=== Requirement ===
In your copy, leave out the pictures; write out all the data exactly.

━━━━━━━━━━━━━━━━━━━━

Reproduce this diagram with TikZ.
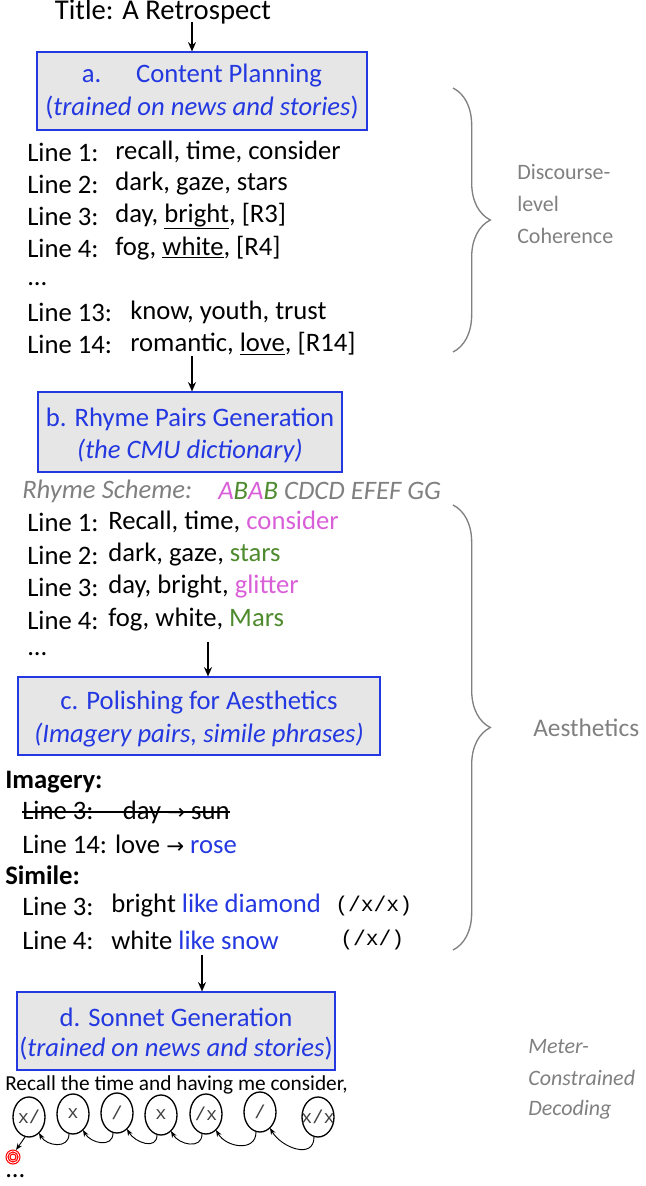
\documentclass[tikz,border=0pt]{standalone}
\usepackage{fontspec}
\setmainfont{Carlito}
\setmonofont{Liberation Mono}
\usetikzlibrary{decorations.pathreplacing,arrows.meta}
\definecolor{bl}{HTML}{2338E0}
\definecolor{mg}{HTML}{D95FD9}
\definecolor{gr}{HTML}{4E8A2E}
\definecolor{gy}{HTML}{808080}
\definecolor{bx}{HTML}{E6E6E6}
\newcommand{\rarr}{{\fontspec{DejaVu Sans}\fontsize{16}{18}\selectfont →}}
\begin{document}
\begin{tikzpicture}[x=0.75pt,y=-0.75pt,font=\fontsize{20}{24}\selectfont,
 txt/.style={anchor=west,inner sep=0pt},
 stage/.style={draw=bl,fill=bx,text=bl,align=center,inner sep=0pt,line width=0.8pt},
 arr/.style={-{Stealth[length=7pt,width=6pt]},line width=1.5pt},
 br/.style={draw=gy,line width=1pt,decorate,decoration={brace,amplitude=28pt,aspect=0.5}},
 side/.style={text=gy,align=left,anchor=west,inner sep=0pt,font=\fontsize{16.5}{20}\selectfont},
 mono/.style={font=\fontsize{16}{18}\ttfamily}]
\useasboundingbox (0,0) rectangle (646,1186);
\node[inner sep=0pt,font=\fontsize{21.5}{24}\selectfont] (title) at (163,12) {Title: A Retrospect};
\node[stage,minimum width=330*0.75pt,minimum height=78*0.75pt] (a) at (202,91) {};
\node[text=bl,inner sep=0pt] at (202,76) {a.\hspace{1.3em}Content Planning};
\node[text=bl,inner sep=0pt] at (202,108) {(\textit{trained on news and stories})};
\coordinate (t1) at (192,22);
\draw[arr] (t1) -- (t1 |- a.north);
\foreach \y/\l/\w in {152/Line 1:/{recall, time, consider},184/Line 2:/{dark, gaze, stars},216/Line 3:/{day, \underline{bright}, [R3]},248/Line 4:/{fog, \underline{white}, [R4]}}{
 \node[txt] at (27,\y) {\l}; \node[txt] at (115,\y) {\w};}
\node[txt] at (27,284) {...};
\node[txt] at (27,312) {Line 13:}; \node[txt] at (130,312) {know, youth, trust};
\node[txt] at (27,344) {Line 14:}; \node[txt] (l14) at (130,344) {romantic, \underline{love}, [R14]};
\node[stage,minimum width=304*0.75pt,minimum height=80*0.75pt] (b) at (190,432) {};
\node[text=bl,inner sep=0pt] at (190,419) {b. Rhyme Pairs Generation};
\node[text=bl,inner sep=0pt] at (190,451) {\textit{(the CMU dictionary)}};
\coordinate (ab) at (192,356);
\draw[arr] (ab) -- (ab |- b.north);
\node[txt,text=gy] at (22,491) {\textit{Rhyme Scheme:}};
\node[txt,text=gy] at (218,491) {\textit{\textcolor{mg}{A}\textcolor{gr}{B}\textcolor{mg}{A}\textcolor{gr}{B} CDCD EFEF GG}};
\foreach \y/\l/\w in {522/Line 1:/{Recall, time, \textcolor{mg}{consider}},555/Line 2:/{dark, gaze, \textcolor{gr}{stars}},587/Line 3:/{day, bright, \textcolor{mg}{glitter}},620/Line 4:/{fog, white, \textcolor{gr}{Mars}}}{
 \node[txt] at (27,\y) {\l}; \node[txt] at (108,\y) {\w};}
\node[txt] at (27,654) {...};
\node[stage,minimum width=362*0.75pt,minimum height=78*0.75pt] (c) at (199,716) {};
\node[text=bl,inner sep=0pt] at (199,703) {c. Polishing for Aesthetics};
\node[text=bl,inner sep=0pt] at (199,735) {\textit{(Imagery pairs, simile phrases)}};
\coordinate (bc) at (208,642);
\draw[arr] (bc) -- (bc |- c.north);
\node[txt] at (5,782) {\textbf{Imagery:}};
\node[txt] (st) at (22,812) {Line 3:\hspace{1.1em}day \rarr{} sun};
\draw[line width=0.8pt] (st.west) -- (st.east);
\node[txt] at (22,844) {Line 14: love \rarr{} \textcolor{bl}{rose}};
\node[txt] at (5,875) {\textbf{Simile:}};
\node[txt] at (22,906) {Line 3:}; \node[txt] at (111,906) {bright \textcolor{bl}{like diamond}};
\node[txt] at (22,940) {Line 4:}; \node[txt] at (111,940) {white \textcolor{bl}{like snow}};
\node[txt,mono] at (335,906) {(/x/x)};
\node[txt,mono] at (340,940) {(/x/)};
\node[stage,minimum width=318*0.75pt,minimum height=78*0.75pt] (d) at (176,1031) {};
\node[text=bl,inner sep=0pt] at (176,1017) {d. Sonnet Generation};
\node[text=bl,inner sep=0pt] at (176,1049) {(\textit{trained on news and stories})};
\coordinate (cd) at (202,955);
\draw[arr] (cd) -- (cd |- d.north);
\node[txt,font=\fontsize{16}{20}\selectfont] at (5,1085) {Recall the time and having me consider,};
\foreach \n/\x/\y/\t in {m1/29/1117/{x/},m2/73/1114/x,m3/117/1113/{/},m4/161/1115/x,m5/206/1114/{/x},m6/260/1112/{/},m7/318/1117/{x/x}}{
 \draw[line width=1pt] (\x,\y) ellipse [x radius=16, y radius=20];
 \node[inner sep=0pt,font=\fontsize{14}{15}\ttfamily,text=black!75] (\n) at (\x,\y) {\t};
 \coordinate (\n s) at (\x-4,\y+20);
 \coordinate (\n r) at (\x+10,\y+16);}
\foreach \r in {3,5,7}{\draw[red,line width=0.8pt] (13,1157) circle[radius=\r];}
\coordinate (tg) at (16,1150);
\draw[-{Stealth[length=5pt]},line width=0.7pt] (m1s) -- (tg);
\foreach \a/\b in {m2/m1,m3/m2,m4/m3,m5/m4,m6/m5,m7/m6}{
 \draw[-{Stealth[length=5pt]},line width=0.7pt] (\a s) to[out=-90,in=-60,looseness=1.3] (\b r);}
\node[txt] at (5,1176) {...};
\draw[br] (453,88) -- (453,352);
\node[side] at (517,172) {Discourse-};
\node[side] at (517,204) {level};
\node[side] at (517,236) {Coherence};
\draw[br] (453,505) -- (453,950);
\node[side,font=\fontsize{19}{22}\selectfont] at (533,728) {Aesthetics};
\node[side] at (528,1047) {\textit{Meter-}};
\node[side] at (528,1078) {\textit{Constrained}};
\node[side] at (528,1110) {\textit{Decoding}};
\end{tikzpicture}
\end{document}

━━━━━━━━━━━━━━━━━━━━

=== Result of the exercise ===
Reproduce this diagram with TikZ.
\documentclass[tikz,border=0pt]{standalone}
\usepackage{fontspec}
\setmainfont{Carlito}
\setmonofont{Liberation Mono}
\usetikzlibrary{decorations.pathreplacing,arrows.meta}
\definecolor{bl}{HTML}{2338E0}
\definecolor{mg}{HTML}{D95FD9}
\definecolor{gr}{HTML}{4E8A2E}
\definecolor{gy}{HTML}{808080}
\definecolor{bx}{HTML}{E6E6E6}
\newcommand{\rarr}{{\fontspec{DejaVu Sans}\fontsize{16}{18}\selectfont →}}
\begin{document}
\begin{tikzpicture}[x=0.75pt,y=-0.75pt,font=\fontsize{20}{24}\selectfont,
 txt/.style={anchor=west,inner sep=0pt},
 stage/.style={draw=bl,fill=bx,text=bl,align=center,inner sep=0pt,line width=0.8pt},
 arr/.style={-{Stealth[length=7pt,width=6pt]},line width=1.5pt},
 br/.style={draw=gy,line width=1pt,decorate,decoration={brace,amplitude=28pt,aspect=0.5}},
 side/.style={text=gy,align=left,anchor=west,inner sep=0pt,font=\fontsize{16.5}{20}\selectfont},
 mono/.style={font=\fontsize{16}{18}\ttfamily}]
\useasboundingbox (0,0) rectangle (646,1186);
\node[inner sep=0pt,font=\fontsize{21.5}{24}\selectfont] (title) at (163,12) {Title: A Retrospect};
\node[stage,minimum width=330*0.75pt,minimum height=78*0.75pt] (a) at (202,91) {};
\node[text=bl,inner sep=0pt] at (202,76) {a.\hspace{1.3em}Content Planning};
\node[text=bl,inner sep=0pt] at (202,108) {(\textit{trained on news and stories})};
\coordinate (t1) at (192,22);
\draw[arr] (t1) -- (t1 |- a.north);
\foreach \y/\l/\w in {152/Line 1:/{recall, time, consider},184/Line 2:/{dark, gaze, stars},216/Line 3:/{day, \underline{bright}, [R3]},248/Line 4:/{fog, \underline{white}, [R4]}}{
 \node[txt] at (27,\y) {\l}; \node[txt] at (115,\y) {\w};}
\node[txt] at (27,284) {...};
\node[txt] at (27,312) {Line 13:}; \node[txt] at (130,312) {know, youth, trust};
\node[txt] at (27,344) {Line 14:}; \node[txt] (l14) at (130,344) {romantic, \underline{love}, [R14]};
\node[stage,minimum width=304*0.75pt,minimum height=80*0.75pt] (b) at (190,432) {};
\node[text=bl,inner sep=0pt] at (190,419) {b. Rhyme Pairs Generation};
\node[text=bl,inner sep=0pt] at (190,451) {\textit{(the CMU dictionary)}};
\coordinate (ab) at (192,356);
\draw[arr] (ab) -- (ab |- b.north);
\node[txt,text=gy] at (22,491) {\textit{Rhyme Scheme:}};
\node[txt,text=gy] at (218,491) {\textit{\textcolor{mg}{A}\textcolor{gr}{B}\textcolor{mg}{A}\textcolor{gr}{B} CDCD EFEF GG}};
\foreach \y/\l/\w in {522/Line 1:/{Recall, time, \textcolor{mg}{consider}},555/Line 2:/{dark, gaze, \textcolor{gr}{stars}},587/Line 3:/{day, bright, \textcolor{mg}{glitter}},620/Line 4:/{fog, white, \textcolor{gr}{Mars}}}{
 \node[txt] at (27,\y) {\l}; \node[txt] at (108,\y) {\w};}
\node[txt] at (27,654) {...};
\node[stage,minimum width=362*0.75pt,minimum height=78*0.75pt] (c) at (199,716) {};
\node[text=bl,inner sep=0pt] at (199,703) {c. Polishing for Aesthetics};
\node[text=bl,inner sep=0pt] at (199,735) {\textit{(Imagery pairs, simile phrases)}};
\coordinate (bc) at (208,642);
\draw[arr] (bc) -- (bc |- c.north);
\node[txt] at (5,782) {\textbf{Imagery:}};
\node[txt] (st) at (22,812) {Line 3:\hspace{1.1em}day \rarr{} sun};
\draw[line width=0.8pt] (st.west) -- (st.east);
\node[txt] at (22,844) {Line 14: love \rarr{} \textcolor{bl}{rose}};
\node[txt] at (5,875) {\textbf{Simile:}};
\node[txt] at (22,906) {Line 3:}; \node[txt] at (111,906) {bright \textcolor{bl}{like diamond}};
\node[txt] at (22,940) {Line 4:}; \node[txt] at (111,940) {white \textcolor{bl}{like snow}};
\node[txt,mono] at (335,906) {(/x/x)};
\node[txt,mono] at (340,940) {(/x/)};
\node[stage,minimum width=318*0.75pt,minimum height=78*0.75pt] (d) at (176,1031) {};
\node[text=bl,inner sep=0pt] at (176,1017) {d. Sonnet Generation};
\node[text=bl,inner sep=0pt] at (176,1049) {(\textit{trained on news and stories})};
\coordinate (cd) at (202,955);
\draw[arr] (cd) -- (cd |- d.north);
\node[txt,font=\fontsize{16}{20}\selectfont] at (5,1085) {Recall the time and having me consider,};
\foreach \n/\x/\y/\t in {m1/29/1117/{x/},m2/73/1114/x,m3/117/1113/{/},m4/161/1115/x,m5/206/1114/{/x},m6/260/1112/{/},m7/318/1117/{x/x}}{
 \draw[line width=1pt] (\x,\y) ellipse [x radius=16, y radius=20];
 \node[inner sep=0pt,font=\fontsize{14}{15}\ttfamily,text=black!75] (\n) at (\x,\y) {\t};
 \coordinate (\n s) at (\x-4,\y+20);
 \coordinate (\n r) at (\x+10,\y+16);}
\foreach \r in {3,5,7}{\draw[red,line width=0.8pt] (13,1157) circle[radius=\r];}
\coordinate (tg) at (16,1150);
\draw[-{Stealth[length=5pt]},line width=0.7pt] (m1s) -- (tg);
\foreach \a/\b in {m2/m1,m3/m2,m4/m3,m5/m4,m6/m5,m7/m6}{
 \draw[-{Stealth[length=5pt]},line width=0.7pt] (\a s) to[out=-90,in=-60,looseness=1.3] (\b r);}
\node[txt] at (5,1176) {...};
\draw[br] (453,88) -- (453,352);
\node[side] at (517,172) {Discourse-};
\node[side] at (517,204) {level};
\node[side] at (517,236) {Coherence};
\draw[br] (453,505) -- (453,950);
\node[side,font=\fontsize{19}{22}\selectfont] at (533,728) {Aesthetics};
\node[side] at (528,1047) {\textit{Meter-}};
\node[side] at (528,1078) {\textit{Constrained}};
\node[side] at (528,1110) {\textit{Decoding}};
\end{tikzpicture}
\end{document}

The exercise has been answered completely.